Portland Commissioner, Position 4: Keith Wilson

This is a big one. If you do one thing with your ballot this year, vote against Chloe Eudaly, the incumbent in this race. She’s been a disaster for the city.

She rammed through rent and eviction rules under the guise of “tenants’ rights” that only serve to make being a landlord less attractive and thereby taking rental properties off the market. She’s run roughshod over the First Amendment by forbidding landlords from screening out criminals and people with horrible tenants. One of Stabtown’s founders has a vacant ADU that will never go on the rental market because of Eudaly’s policies.

Eudaly went out of her way to bully neighborhoods over homelessness and then tried to write neighborhood association out of city code entirely. She’s been rude and dismissive of residents who speak at council meetings. She lied about how her father died to try to play on people’s sympathies. She’s threatened other commissioners. She’s proven completely incompetent at leading city bureaus. And worst of all, she’s supports stabby campsites in neighborhoods regardless of the harm they cause.

Do not vote for Eudaly. So. Much. Incompetence.

Not voting for Eudaly is the easy part. Choosing from her opponents is tough. The two big dogs in the race are former Mayor Sam Adams and Mingus Mapps. But the best candidate in the race is Keith Wilson.

Wilson understands that allowing campers to overrun Stabtown is not a sustainable strategy. This isn’t normal, and this isn’t healthy for anyone, especially the people on the streets. His full response to The Oregonian’s question about homelessness merits a read for anyone who wants Stabtown to be less stabby:

Our city has normalized homeless encampments. Nearly 80 people died living on Portland-area streets in 2017. Allowing people to camp on our streets is misguided compassion. Allowing people to die on our streets is not compassionate at all.

In Portland, by law, unsanctioned camping is not permitted. However, our rules require campers to be provided advance notice so they can pack up and vacate. This is not well managed, and encampments remain sometimes for months on end.

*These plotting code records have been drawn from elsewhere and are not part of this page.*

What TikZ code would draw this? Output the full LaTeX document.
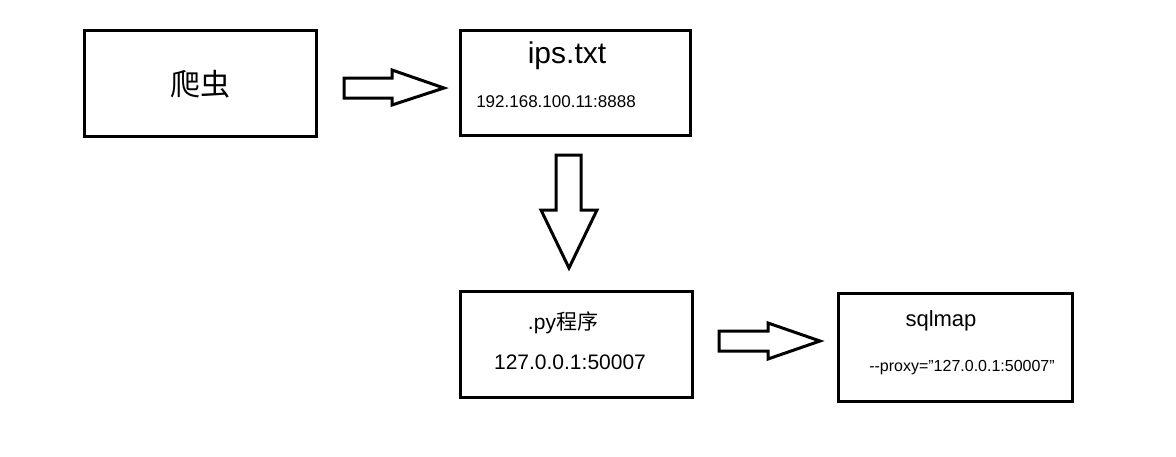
\documentclass[tikz,border=0pt]{standalone}
\usepackage{fontspec}
\setmainfont{Liberation Sans}
\newfontfamily\cjk{Noto Sans CJK SC}
\begin{document}
\begin{tikzpicture}
	[x=1pt,y=-1pt,%
	box/.style ={draw=black, line width=3pt},%
	blockarrow/.style ={draw=black, line width=3pt, line join=miter},%
	]
	\useasboundingbox (0,0) rectangle (1176,456);

	% boxes
	\draw [box] (84,30) rectangle (316,136);
	\draw [box] (460,30) rectangle (690,135);
	\draw [box] (460,291) rectangle (692,397);
	\draw [box] (838,293) rectangle (1072,401);

	% texts
	\node (crawler) at (200,84) {\cjk\fontsize{30}{34}\selectfont 爬虫};
	\node (ips) at (567,56) {\fontsize{30}{34}\selectfont ips.txt};
	\node (ipaddr) at (556,102) {\fontsize{17}{20}\selectfont 192.168.100.11:8888};
	\node (py) at (563,323) {\fontsize{21}{24}\selectfont .py{\cjk 程序}};
	\node (local) at (570,362) {\fontsize{21}{24}\selectfont 127.0.0.1:50007};
	\node (sqlmap) at (941,321) {\fontsize{22}{24}\selectfont sqlmap};
	\node (proxy) at (962,368) {\fontsize{16}{18}\selectfont -{}-proxy=\symbol{34}127.0.0.1:50007\symbol{34}};

	% arrows
	\draw [blockarrow] (344,78) -- (392,78) -- (392,70) -- (444,88) -- (392,105) -- (392,98) -- (344,98) -- cycle;
	\draw [blockarrow] (556,155) -- (581,155) -- (581,210) -- (597,210) -- (569,268) -- (541,210) -- (556,210) -- cycle;
	\draw [blockarrow] (719,331) -- (768,331) -- (768,323) -- (820,341) -- (768,359) -- (768,351) -- (719,351) -- cycle;
\end{tikzpicture}
\end{document}
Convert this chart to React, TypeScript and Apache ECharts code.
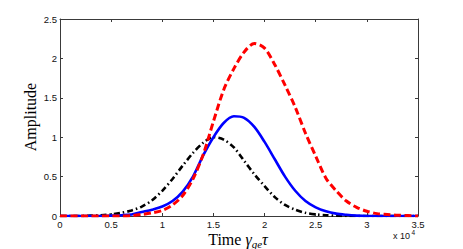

Our police, who are on the front lines caring for our city, have gone by these camps dozens of times but are ordered by their superiors at the direction of our City Council to stand down. All the while, the quality of life for both the homed and homeless suffers, and in the case of the homeless, sometimes with loss of life.

Boise has a fraction of unsheltered residents per night compared to Portland. The difference: The mayor, city council, police, fire, justice system and homeless service agencies all work together to communicate to homeless encampments that illegal camping is not allowed and follow up immediately and as needed.

Amen, brother. That’s a perspective the council desperately needs. Wilson also has the makings of a strong, experienced manager for whatever bureaus he lands on. Elect this guy.

Adams and Mapps, meanwhile, are both better than Eudaly but have some shortcomings.

Adams is the former mayor who left office embroiled in a sex scandal eight years ago. Now he’s trying for a comeback. He has a history of working well with the private sector, which could be beneficial in the current crisis. He’d at least be a move in the right direction on homelessness if he can avoid hooking up with any more interns.

Mapps briefly worked for Eudaly in the Office of Neighborhood Involvement – now the OCCL. He is a political scientist and was a popular choice in the early goings but faded a bit once Adams entered the race. Back in the day, he was a homeless enabler as director of the Historic Parkrose Neighborhood Prosperity Initiative. He seems to have come around somewhat. One of Stabtown’s founders had a long chat with him, and his views have clearly evolved. He now wants supportive housing and seems cognizant of the immediate concerns neighborhoods have about camping, but he hasn’t put forward much in the way of serious proposals about addressing it. Nevertheless, he’d probably be our second choice behind Wilson.

Also of note in the race is Seth Alan Wooley. Kudos to him for his work on good government reforms. If homelessness and stabbings weren’t such pressing issues, we’d be tempted to back him. But they are, so we won’t.

Vote for Keith Wilson in a race that will probably go to a runoff in November. Then vote for him again.